Rubber pants or rubber panties were the predecessor to plastic pants and served the purpose of a diaper cover, replacing the woolen garment. However, "rubber pants" is still a generic term for any pull-on or snap-on incontinence protective garment.

Lacking a fly front, the traditional variant is a true panty. As an infants' garment they had fallen out of favor in the 1950s, but were still the primary adult incontinence protective garment and in that role were called "rubber bloomers".

Rubber pants for infants' wear over cloth diapers fell into two categories. Some were made of natural rubber and had rubber gathers at the waist and legs. The rubber pant itself was sized generously so the stretchy characteristic of rubber was not utilized and some air circulation took place within the oversized pants. Some were made of latex rubber that utilized the stretchy characteristic and fit very snugly over the diaper, leaving no air space.

Perhaps the best known of these stretchy latex pants were introduced by Playtex. Playtex baby pants stretched over the diaper much like rubber gloves are stretched over a hand. Undersized leg holes and waist opening allowed the stretchy latex rubber to seal against the skin to contain diaper wetness and therefore protect what ever the baby was placed upon. Ventilation was supposedly provided by two slots (holes) in the front of the pants up near the waist but they did little more than allow leakage onto the bed when baby slept on its stomach.

Stretchy, molded latex pants for adults are mostly limited to the fetish market, being supplied primarily as wear for "rubberists", who enjoy wearing rubber and latex. Molded latex pants for incontinent wear are not common but can be ordered over the Internet.

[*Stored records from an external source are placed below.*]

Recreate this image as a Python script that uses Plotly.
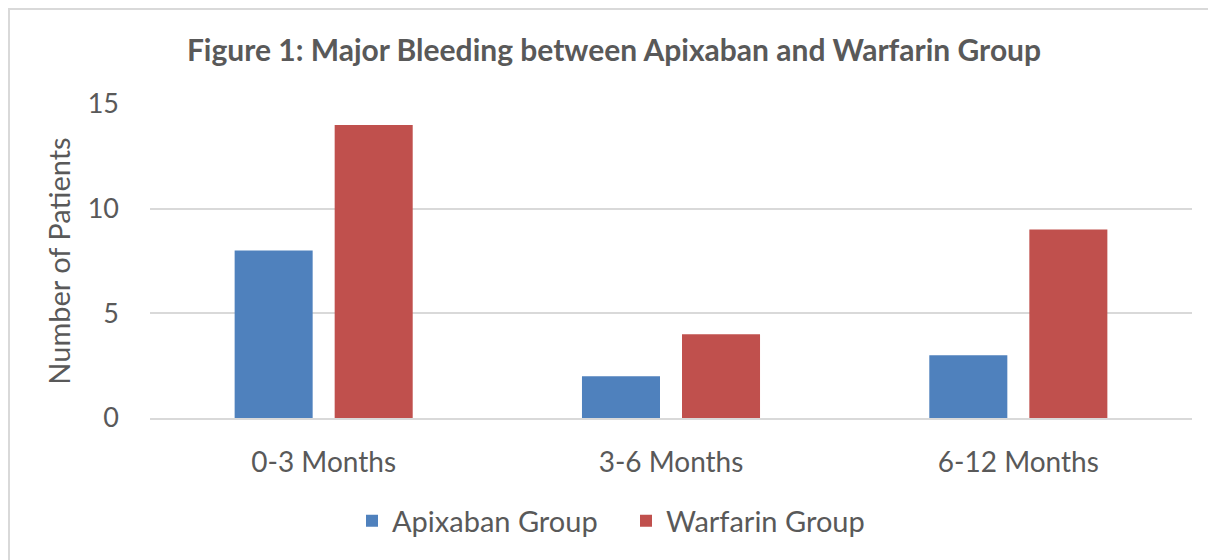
import plotly.graph_objects as go

categories = ["0-3 Months", "3-6 Months", "6-12 Months"]
apixaban = [8, 2, 3]
warfarin = [14, 4, 9]
y_ticks = [0, 5, 10, 15]

font_family = "Lato, 'Open Sans', sans-serif"
text_color = "#595959"

fig = go.Figure()
fig.add_trace(go.Bar(name="Apixaban Group", x=categories, y=apixaban,
                     marker=dict(color="#4F81BD", line=dict(width=0))))
fig.add_trace(go.Bar(name="Warfarin Group", x=categories, y=warfarin,
                     marker=dict(color="#C0504D", line=dict(width=0))))

# page body has an 8px offset
OFF = 8
W, H = 1208, 552
L = 150 - OFF
T = 104 - OFF
R = W - (1192 - OFF)
B = H - (418 - OFF)
pw, ph = W - L - R, H - T - B

def px_to_py(y):  # screen y to paper y
    return (418 - y) / ph

def px_to_px(x):
    return (x - 150) / pw

fig.update_layout(
    width=W, height=H,
    margin=dict(l=L, r=R, t=T, b=B, pad=0),
    paper_bgcolor="white", plot_bgcolor="white",
    barmode="group", bargap=0.424, bargroupgap=0.22,
    font=dict(family=font_family, color=text_color),
    title=dict(text="<b>Figure 1: Major Bleeding between Apixaban and Warfarin Group</b>",
               x=(614 - OFF) / W, xanchor="center", y=1 - (50 - OFF) / H, yanchor="middle",
               font=dict(size=30, color=text_color, family=font_family)),
    xaxis=dict(showgrid=False, showline=True, linecolor="#D9D9D9", linewidth=2,
               ticks="", tickfont=dict(size=28, color=text_color),
               ticklabelstandoff=18),
    yaxis=dict(range=[0, 15], tickvals=y_ticks, showgrid=True, gridcolor="#D9D9D9",
               gridwidth=1.5, zeroline=False, ticks="", ticklen=0,
               tickfont=dict(size=27, color=text_color), ticklabelstandoff=30,
               title=dict(text="Number of Patients", font=dict(size=29, color=text_color),
                          standoff=8)),
    legend=dict(orientation="h", x=px_to_px(352), xref="paper", xanchor="left",
                y=px_to_py(521), yanchor="middle",
                font=dict(size=29, color=text_color), itemwidth=30,
                entrywidth=229, entrywidthmode="pixels",
                traceorder="normal"),
    shapes=[dict(type="rect", xref="paper", yref="paper",
                 x0=px_to_px(9), x1=px_to_px(1260),
                 y0=px_to_py(620), y1=px_to_py(9),
                 line=dict(color="#D9D9D9", width=2), fillcolor="rgba(0,0,0,0)",
                 layer="below")],
)
fig.write_html("out.html")
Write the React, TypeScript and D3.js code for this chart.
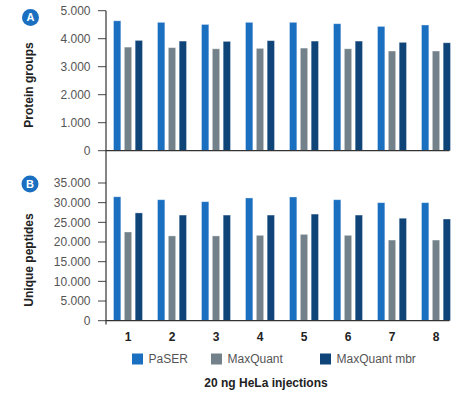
import React from "react";
import * as d3 from "d3";

const categories = ["1", "2", "3", "4", "5", "6", "7", "8"];
const seriesNames = ["PaSER", "MaxQuant", "MaxQuant mbr"];
const seriesColors = ["#1b6fc1", "#73828a", "#0f4478"];
const proteinPaSER = [4640, 4585, 4510, 4585, 4585, 4535, 4440, 4490];
const proteinMQ = [3700, 3680, 3640, 3655, 3665, 3640, 3560, 3560];
const proteinMbr = [3940, 3915, 3905, 3930, 3915, 3915, 3870, 3855];
const peptPaSER = [31500, 30750, 30250, 31200, 31450, 30750, 30000, 30000];
const peptMQ = [22550, 21550, 21550, 21700, 21950, 21700, 20500, 20500];
const peptMbr = [27400, 26850, 26850, 26850, 27100, 26850, 26050, 25850];
const proteinTicks = [0, 1000, 2000, 3000, 4000, 5000];
const peptideTicks = [0, 5000, 10000, 15000, 20000, 25000, 30000, 35000];

const FONT = "'Liberation Sans', Arial, Helvetica, sans-serif";
const fmt = (v: number) => (v === 0 ? "0" : d3.format(",")(v).replace(/,/g, "."));

export default function App() {
  const width = 469;
  const height = 398;
  const axisX = 106;

  const x = d3.scaleBand<string>().domain(categories).range([106, 458]).paddingInner(0.34).paddingOuter(0.17);
  const xs = d3.scaleBand<string>().domain(seriesNames).range([0, x.bandwidth()]).paddingInner(0.32).paddingOuter(0);

  const yA = d3.scaleLinear().domain([0, 5000]).range([150.7, 10.7]);
  const yB = d3.scaleLinear().domain([0, 35000]).range([320.7, 183]);

  const protein = [proteinPaSER, proteinMQ, proteinMbr];
  const peptides = [peptPaSER, peptMQ, peptMbr];

  const renderPanel = (data: number[][], y: d3.ScaleLinear<number, number>, ticks: number[], key: string) => (
    <g key={key}>
      {categories.map((c, i) =>
        seriesNames.map((s, k) => {
          const v = data[k][i];
          const bx = (x(c) as number) + (xs(s) as number);
          return (
            <rect
              key={key + c + s}
              x={bx}
              y={y(v)}
              width={xs.bandwidth()}
              height={y(0) - y(v)}
              fill={seriesColors[k]}
              stroke="rgba(255,255,255,0.45)"
              strokeWidth={0.8}
            />
          );
        })
      )}
      {ticks.map((t) => (
        <g key={key + "t" + t}>
          <line x1={axisX - 8} x2={axisX} y1={y(t)} y2={y(t)} stroke="#444" strokeWidth={1} />
          <text x={90.5} y={y(t)} dy="0.35em" textAnchor="end" fontSize={12} fill="#555" fontFamily={FONT}>
            {fmt(t)}
          </text>
        </g>
      ))}
      <line x1={axisX} x2={449.5} y1={y(0)} y2={y(0)} stroke="#333" strokeWidth={1.2} />
    </g>
  );

  return (
    <svg width={width} height={height} style={{ display: "block", position: "absolute", left: 0, top: 0 }}>
      <rect width={width} height={height} fill="#fff" />
      {renderPanel(protein, yA, proteinTicks, "A")}
      {renderPanel(peptides, yB, peptideTicks, "B")}
      <line x1={axisX} x2={axisX} y1={10.7} y2={324.5} stroke="#333" strokeWidth={1.2} />

      {/* panel badges */}
      <circle cx={30.5} cy={17.5} r={8.5} fill="#1b6fc1" />
      <text x={30.5} y={17.5} dy="0.36em" textAnchor="middle" fontSize={11} fontWeight="bold" fill="#fff" fontFamily={FONT}>A</text>
      <circle cx={30} cy={184} r={8.5} fill="#1b6fc1" />
      <text x={30} y={184} dy="0.36em" textAnchor="middle" fontSize={11} fontWeight="bold" fill="#fff" fontFamily={FONT}>B</text>

      {/* y titles */}
      <text transform="translate(32.5,85) rotate(-90)" textAnchor="middle" fontSize={12} fontWeight="bold" fill="#222" fontFamily={FONT}>
        Protein groups
      </text>
      <text transform="translate(32.5,260) rotate(-90)" textAnchor="middle" fontSize={12} fontWeight="bold" fill="#222" fontFamily={FONT}>
        Unique peptides
      </text>

      {/* x labels */}
      {categories.map((c) => (
        <text key={"xl" + c} x={(x(c) as number) + x.bandwidth() / 2} y={340.5} textAnchor="middle" fontSize={12} fontWeight="bold" fill="#222" fontFamily={FONT}>
          {c}
        </text>
      ))}

      {/* legend */}
      {seriesNames.map((s, k) => {
        const lx = [132, 211, 320][k];
        return (
          <g key={"lg" + s}>
            <rect x={lx} y={353.5} width={11} height={11} fill={seriesColors[k]} />
            <text x={lx + 16.5} y={359} dy="0.35em" fontSize={12} fill="#555" fontFamily={FONT}>{s}</text>
          </g>
        );
      })}
      <text x={266} y={386.5} textAnchor="middle" fontSize={12} fontWeight="bold" fill="#222" fontFamily={FONT}>
        20 ng HeLa injections
      </text>
    </svg>
  );
}
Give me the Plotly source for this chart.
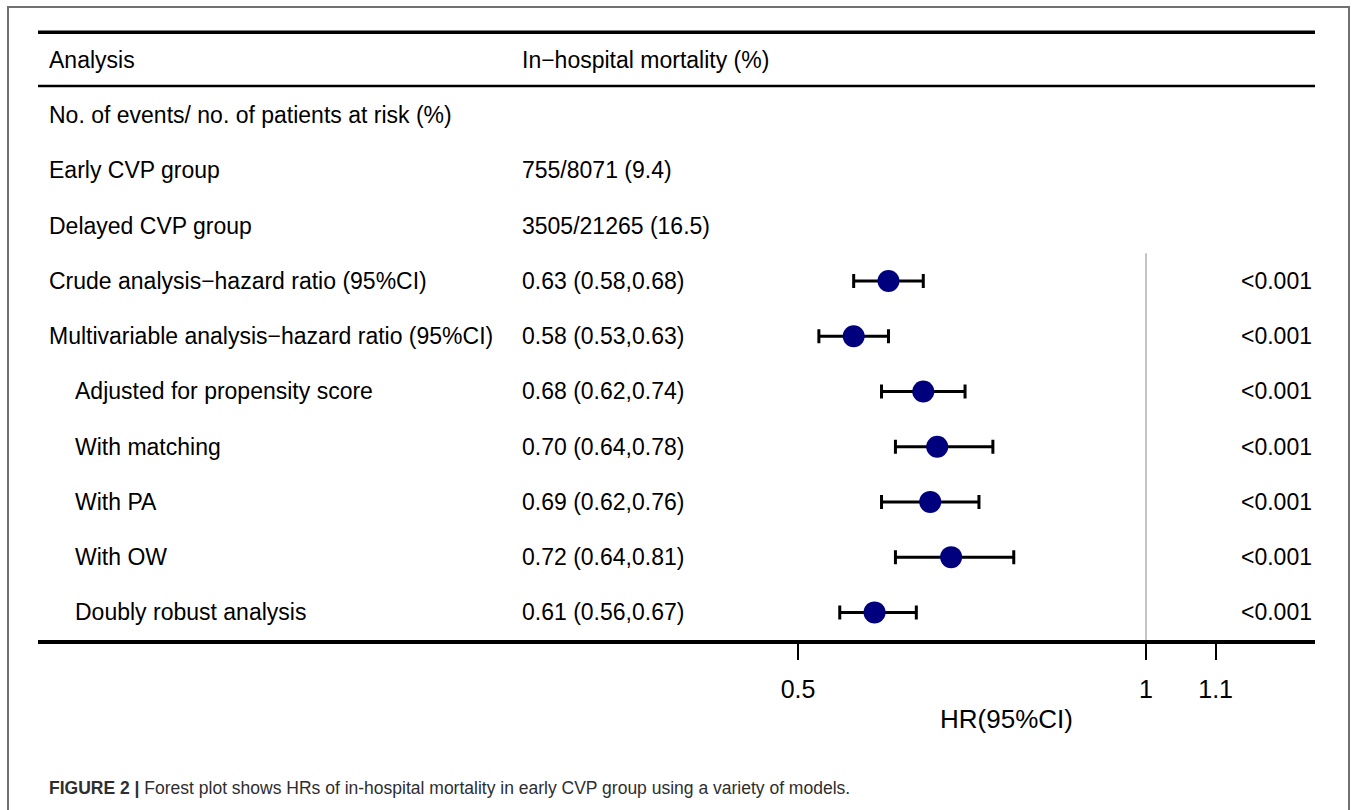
import plotly.graph_objects as go

# ---- data ----
header_labels = ["Analysis", "In\u2212hospital mortality (%)"]
row_labels = [
    "No. of events/ no. of patients at risk (%)",
    "Early CVP group",
    "Delayed CVP group",
    "Crude analysis\u2212hazard ratio (95%CI)",
    "Multivariable analysis\u2212hazard ratio (95%CI)",
    "Adjusted for propensity score",
    "With matching",
    "With PA",
    "With OW",
    "Doubly robust analysis",
]
row_indent = [False, False, False, False, False, True, True, True, True, True]
row_values = [
    "", "755/8071 (9.4)", "3505/21265 (16.5)",
    "0.63 (0.58,0.68)", "0.58 (0.53,0.63)", "0.68 (0.62,0.74)",
    "0.70 (0.64,0.78)", "0.69 (0.62,0.76)", "0.72 (0.64,0.81)",
    "0.61 (0.56,0.67)",
]
hr = [None, None, None, 0.63, 0.58, 0.68, 0.70, 0.69, 0.72, 0.61]
lo = [None, None, None, 0.58, 0.53, 0.62, 0.64, 0.62, 0.64, 0.56]
hi = [None, None, None, 0.68, 0.63, 0.74, 0.78, 0.76, 0.81, 0.67]
pvals = ["", "", "", "<0.001", "<0.001", "<0.001", "<0.001", "<0.001", "<0.001", "<0.001"]
tick_vals = [0.5, 1, 1.1]
tick_text = ["0.5", "1", "1.1"]
x_title = "HR(95%CI)"
caption_bold = "FIGURE 2 |"
caption_text = " Forest plot shows HRs of in-hospital mortality in early CVP group using a variety of models."

W, H = 1357, 810
FONT = "Liberation Sans, Arial, sans-serif"
n_rows = len(row_labels)

rows = list(range(1, n_rows + 1))
pts = [(r, h, l, u) for r, h, l, u in zip(rows, hr, lo, hi) if h is not None]

fig = go.Figure()
fig.add_trace(go.Scatter(
    x=[p[1] for p in pts],
    y=[p[0] for p in pts],
    mode="markers",
    marker=dict(size=22, color="#00007f", line=dict(width=0)),
    error_x=dict(
        type="data", symmetric=False,
        array=[p[3] - p[1] for p in pts],
        arrayminus=[p[1] - p[2] for p in pts],
        color="black", thickness=3, width=7,
    ),
    showlegend=False, hoverinfo="skip",
))

xdom = [38 / W, 1315 / W]
ydom = [(H - 640) / H, 1.0]

ann = []
# header
ann.append(dict(x=47 / W, y=0, xref="paper", yref="y", text=header_labels[0],
                xanchor="left", yanchor="middle", showarrow=False))
ann.append(dict(x=520 / W, y=0, xref="paper", yref="y", text=header_labels[1],
                xanchor="left", yanchor="middle", showarrow=False))
for r, lab, ind, val, pv in zip(rows, row_labels, row_indent, row_values, pvals):
    ann.append(dict(x=(73 if ind else 47) / W, y=r, xref="paper", yref="y", text=lab,
                    xanchor="left", yanchor="middle", showarrow=False))
    if val:
        ann.append(dict(x=520 / W, y=r, xref="paper", yref="y", text=val,
                        xanchor="left", yanchor="middle", showarrow=False))
    if pv:
        ann.append(dict(x=1314 / W, y=r, xref="paper", yref="y", text=pv.replace("<", "&lt;"),
                        xanchor="right", yanchor="middle", showarrow=False))
# axis title
ann.append(dict(x=1006 / W, y=1 - 719 / H, xref="paper", yref="paper", text=x_title,
                xanchor="center", yanchor="middle", showarrow=False, font=dict(size=26)))
# caption
ann.append(dict(x=47 / W, y=1 - 788 / H, xref="paper", yref="paper",
                text="<b>" + caption_bold + "</b>" + caption_text,
                xanchor="left", yanchor="middle", showarrow=False,
                font=dict(size=17.5, color="#2e2e2e")))

shapes = [
    # top rule
    dict(type="line", xref="x domain", yref="y", x0=0, x1=1, y0=-0.5, y1=-0.5,
         line=dict(color="black", width=3.5)),
    # header rule
    dict(type="line", xref="x domain", yref="y", x0=0, x1=1, y0=0.47, y1=0.47,
         line=dict(color="black", width=2.5)),
    # reference line at HR=1
    dict(type="line", xref="x", yref="y", x0=1, x1=1, y0=3.5, y1=n_rows + 0.5,
         line=dict(color="#b0b0b0", width=1.5)),
    # frame border
    dict(type="rect", xref="paper", yref="paper", x0=8 / W, x1=1349 / W,
         y0=-0.05, y1=1 - 7 / H, line=dict(color="#707070", width=2)),
]

fig.update_layout(
    width=W, height=H,
    margin=dict(l=0, r=0, t=0, b=0),
    paper_bgcolor="white", plot_bgcolor="white",
    font=dict(family=FONT, size=23, color="black"),
    annotations=ann, shapes=shapes,
    xaxis=dict(
        domain=xdom, range=[0.5 - (798 - 38) / 696, 1 + (1315 - 1146) / 696],
        showgrid=False, zeroline=False,
        showline=True, linewidth=3.5, linecolor="black",
        ticks="outside", ticklen=16, tickwidth=2, tickcolor="black",
        tickvals=tick_vals, ticktext=tick_text, tickfont=dict(size=25),
        ticklabelstandoff=8,
    ),
    yaxis=dict(
        domain=ydom, range=[n_rows + 0.5, -60 / 55.25],
        showgrid=False, zeroline=False, showticklabels=False, showline=False,
    ),
)

fig.write_html("out.html", config={"displayModeBar": False},
               post_script="document.body.style.margin='0px';")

They have now been almost entirely replaced by plastic or waterproof textile panties as an infants' garment, when such is used over a diaper at all. Today they exist mainly in the adult incontinence market.

Modern Rubber Pants

Parents opting to cloth diaper their children now have several options in a diaper cover. They can use a wool cover, a polyurethane laminate, or a breathable polar fleece cover.